IN Brief:
- Southern Glazer’s has expanded Corvus One autonomous inventory drones across nine distribution centres after an 18-month rollout.
- The system is being used for reserve inventory checks inside active beverage warehouses without interrupting case-picking operations.
- Reported gains include more frequent validation, higher cases per hour, and reduced manual counting time at site level.
Southern Glazer’s Wine & Spirits has expanded its use of Corvus Robotics’ autonomous inventory drones across nine distribution centres, turning what began as a technology deployment into a broader operating model for beverage warehousing. More than 40 Corvus One units have now been rolled out across the network, with the system being used to scan reserve storage locations and feed validated inventory data back into warehouse management workflows.
The deployment sits in the overlap between beverage logistics and food distribution, where warehouse accuracy has a direct effect on fill rates, picking efficiency, and dispatch performance. Southern Glazer’s says the drones operate continuously in active facilities, flying aisles without interrupting case-picking activity. Over roughly 18 months, the system has completed around 5,000 flights and identified more than 35,000 verified discrepancies across the sites in use.

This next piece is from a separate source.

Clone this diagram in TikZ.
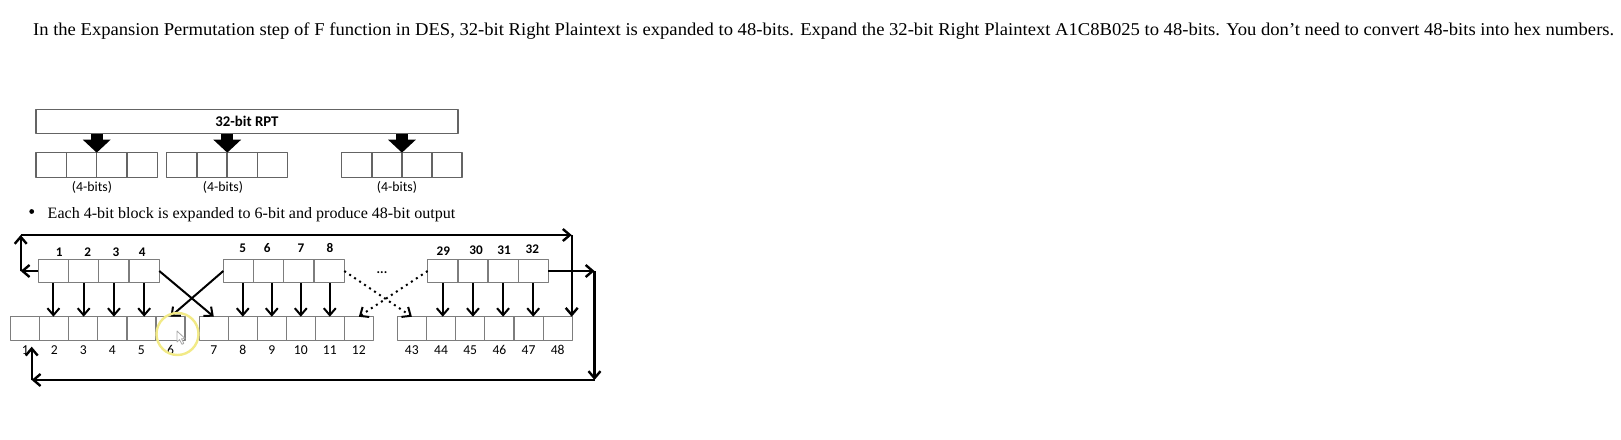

The operational effect appears to be less about headline robotics and more about cadence. Southern Glazer’s says it has moved from quarterly reserve counts to biweekly validation turns, increasing the frequency at which pallet and location errors are identified before they spill into outbound orders. It also reports a 100-basis-point improvement in cases per hour and says 60 to 70 labour hours per week per site have been reallocated from manual cycle counting to other operational work.
That matters for food and beverage distribution because reserve inventory errors rarely stay in reserve. A misplaced pallet, a bad location, or a missing label can quickly become a short shipment, a delayed order, or a reactive search on the floor. Systems that can audit storage locations more often, without stopping live operations, offer a route to tightening service performance without adding more manual counting back into already busy sites.
The visual record built into the Corvus system is also part of the value. Searchable images, scans, and historical footage tied to specific pallet positions make it easier to isolate root causes and coach corrections at site level. For warehouse operators managing dense SKU profiles and time-sensitive beverage volumes, that shifts inventory control from periodic checking toward a more continuous exception-management model.
The broader read-across for food distribution is straightforward: autonomous validation is moving beyond pilot-stage novelty and into routine warehouse control, particularly where accuracy, labour availability, and service-level pressure are all hard constraints.